A final spritz of fresh lime juice is the touch that pulls everything together, so be sure to do this before serving.
Serve immediately and enjoy.
If you make these vegan crispy sweet potato tacos with avocado cream, let me know! Leave a comment, rate the recipe, and don’t forget to tag a photo #blissfulbasil on Instagram.
Vegan Crispy Sweet Potato Tacos with Avocado Cream
Crispy Sweet Potatoes
- 2 cups panko breadcrumbs (see note* for gluten-free options)
- 1 tablespoon plus 1 teaspoon chili powder
- 2 teaspoons sea salt
- 2 teaspoons smoked paprika
- 1 teaspoon ground cumin
- ½ teaspoon garlic powder
- ¼ cup neutral oil high-heat oil (e.g., avocado oil, expeller-pressed grapeseed oil, plus more for greasing/spraying)
- 1 cup plain unsweetened plant-based milk
- ½ cup spelt flour (see note* for gluten-free option)
- 1 tablespoon fresh lime juice
- 2 large or 3 medium sweet potatoes, peeled and cut into 2-inch-long by ½-inch-thick spears
- 1 recipe Avocado Garlic Aioli (recipe below)
- 12 corn or flour tortillas, warmed until soft and pliable
- Shredded green cabbage
- Cilantro, for garnishing
- Lime wedges, for spritzing
For the Crispy Sweet Potatoes
- Preheat the oven to 400F. Lightly grease two large baking trays.
- In a large, shallow bowl, whisk together the breadcrumbs, chili powder, salt, paprika, cumin, and garlic powder. Then, add the oil and stir until incorporated.
- In another large, shallow bowl, whisk together the milk, flour, and lime juice until smooth.
- From left to right, line up the sweet potato spears, milk batter, breadcrumb mixture, and greased baking trays.

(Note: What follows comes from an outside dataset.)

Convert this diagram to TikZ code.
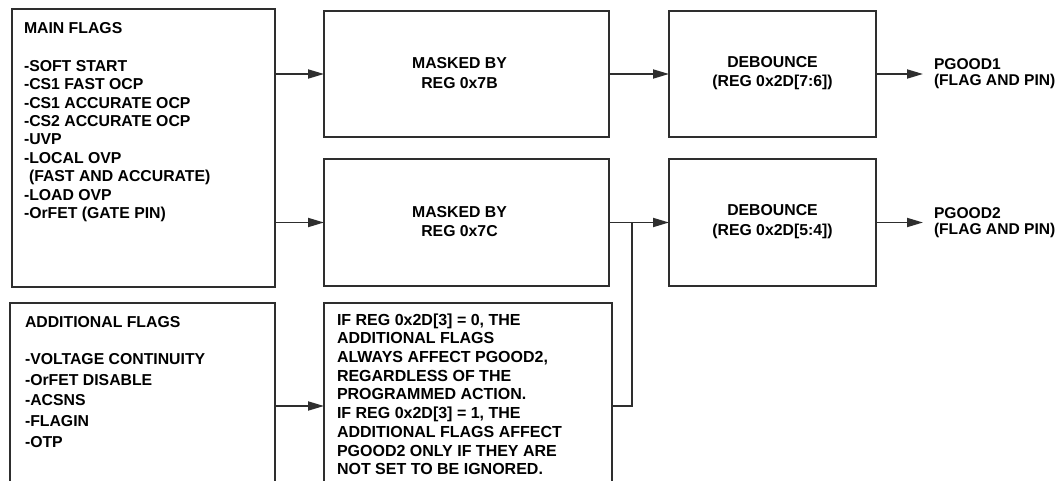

- Place a handful of the sweet potato spears into the batter, toss to coat, use a slotted spoon to shake off excess batter, and transfer to the breadcrumb mixture. Toss to coat and transfer to one of the greased baking trays. Repeat with the remaining sweet potato spears, leaving a bit of breathing room between each spear (if the pans get overcrowded, you'll risk steaming instead of crisping).
- If extra crispy spears are desired, spray** the sweet potato spears with a bit more oil before baking.

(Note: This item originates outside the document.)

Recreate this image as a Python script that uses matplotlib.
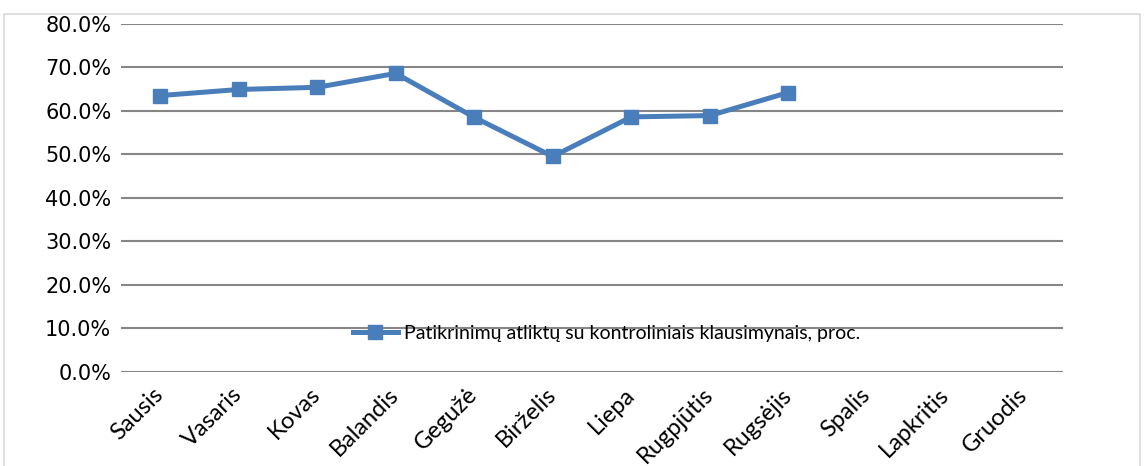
import matplotlib
matplotlib.use("Agg")
import matplotlib.pyplot as plt
from matplotlib.patches import Rectangle
from matplotlib.ticker import FuncFormatter

months = ["Sausis", "Vasaris", "Kovas", "Balandis", "Gegužė", "Birželis",
          "Liepa", "Rugpjūtis", "Rugsėjis", "Spalis", "Lapkritis", "Gruodis"]
values = [63.5, 64.9, 65.4, 68.6, 58.5, 49.5, 58.6, 58.9, 64.2]
series_name = "Patikrinimų atliktų su kontroliniais klausimynais, proc."
yticks = [0, 10, 20, 30, 40, 50, 60, 70, 80]

color = "#4A7EBB"
fig = plt.figure(figsize=(11.46, 4.66), dpi=100)
fig.patches.append(Rectangle((4/1146, -0.1), 1136/1146, 1 - 14/466 + 0.1,
                             transform=fig.transFigure, fill=False,
                             edgecolor="#D9D9D9", linewidth=1.2))
ax = fig.add_axes([121/1146, 1 - 371.8/466, 942/1146, (371.8 - 23.8)/466])

x = list(range(len(values)))
ax.plot(x, values, color=color, linewidth=3.6, marker="s", markersize=10,
        label=series_name, zorder=3)

ax.set_xlim(-0.5, len(months) - 0.5)
ax.set_ylim(0, 80)
ax.set_yticks(yticks)
ax.yaxis.set_major_formatter(FuncFormatter(lambda v, p: f"{v:.1f}%"))
ax.set_xticks(range(len(months)))
ax.set_xticklabels(months, rotation=45, ha="right", va="center",
                   rotation_mode="anchor", fontfamily="Lato", fontsize=17)
ax.tick_params(axis="both", length=0)
ax.tick_params(axis="y", pad=7, labelsize=15)
ax.tick_params(axis="x", pad=14)
for lbl in ax.get_yticklabels():
    lbl.set_fontfamily("DejaVu Sans")
ax.grid(axis="y", color="#868686", linewidth=1.5)
ax.set_axisbelow(True)
for s in ax.spines.values():
    s.set_visible(False)

leg = ax.legend(loc="center left", bbox_to_anchor=(224/942, (371.8 - 333)/348),
                frameon=False, prop={"family": "Lato", "size": 14},
                handlelength=2.3, handletextpad=0.35, borderaxespad=0)

fig.savefig("out.png", dpi=100)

- Bake for 30 to 35 minutes, or until crisp and golden brown on the outside and fork-tender on the inside, tossing halfway through baking. Remove from the oven and let cool slightly.

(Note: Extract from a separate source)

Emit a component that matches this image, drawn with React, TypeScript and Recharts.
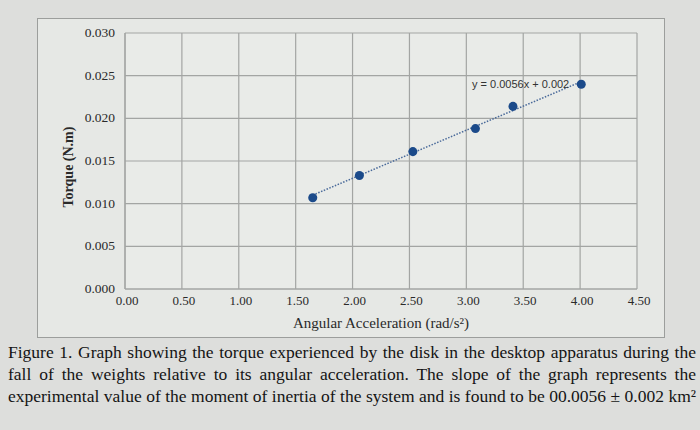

- Meanwhile, prepare the Avocado Garlic Aioli (recipe below) and gather/prepare the other toppings and garnishes.
- Warm the tortillas just before assembling. Heat them, one at a time, in a small skillet over medium heat for 20 to 30 seconds per side or over an open burner flame set to medium-low.
- Fill each tortilla with about 4 sweet potato spears, a small handful of cabbage, and a generous dollop of aioli.
- Garnish with a sprinkle of cilantro and serve with lime wedges for spritzing.
- Serve immediately.
Vegan Avocado Garlic Aioli
- 1 ripe avocado, pitted and peeled
- 2 tablespoons fresh lime juice
- Small handful cilantro leaves (optional)
- 1 clove garlic, smashed and peeled
- ¼ teaspoon fine grain sea salt
- To a small food processor, add the avocado, lime juice, cilantro (if using), garlic, and salt. Process for 1 minute, or until completely smooth, stopping to scrape down the sides as often as needed.
- Refrigerate in an airtight container with plastic wrap pressed against the surface until ready to serve.
hi Ashley, recipe looks lovely, can I substitute the chili powder for something else as I would like to make it for my grandson?
Hi, Belinda! You can omit the chili powder if you'd like. They won't be quite as flavorful, but the texture and crispiness will be the same. That's what I plan to do the next time I make these for our family. Hope you and your grandson enjoy the recipe! :)
Nicole Vaughan says
I loved this recipe so much! I made the batter with equal parts rye flour and milk instead of spelt and this worked for me. They turned out very tasty! My two year old and four year old both loved the tacos and didn't think they were spicy at all, which is something they are usually sensitive to.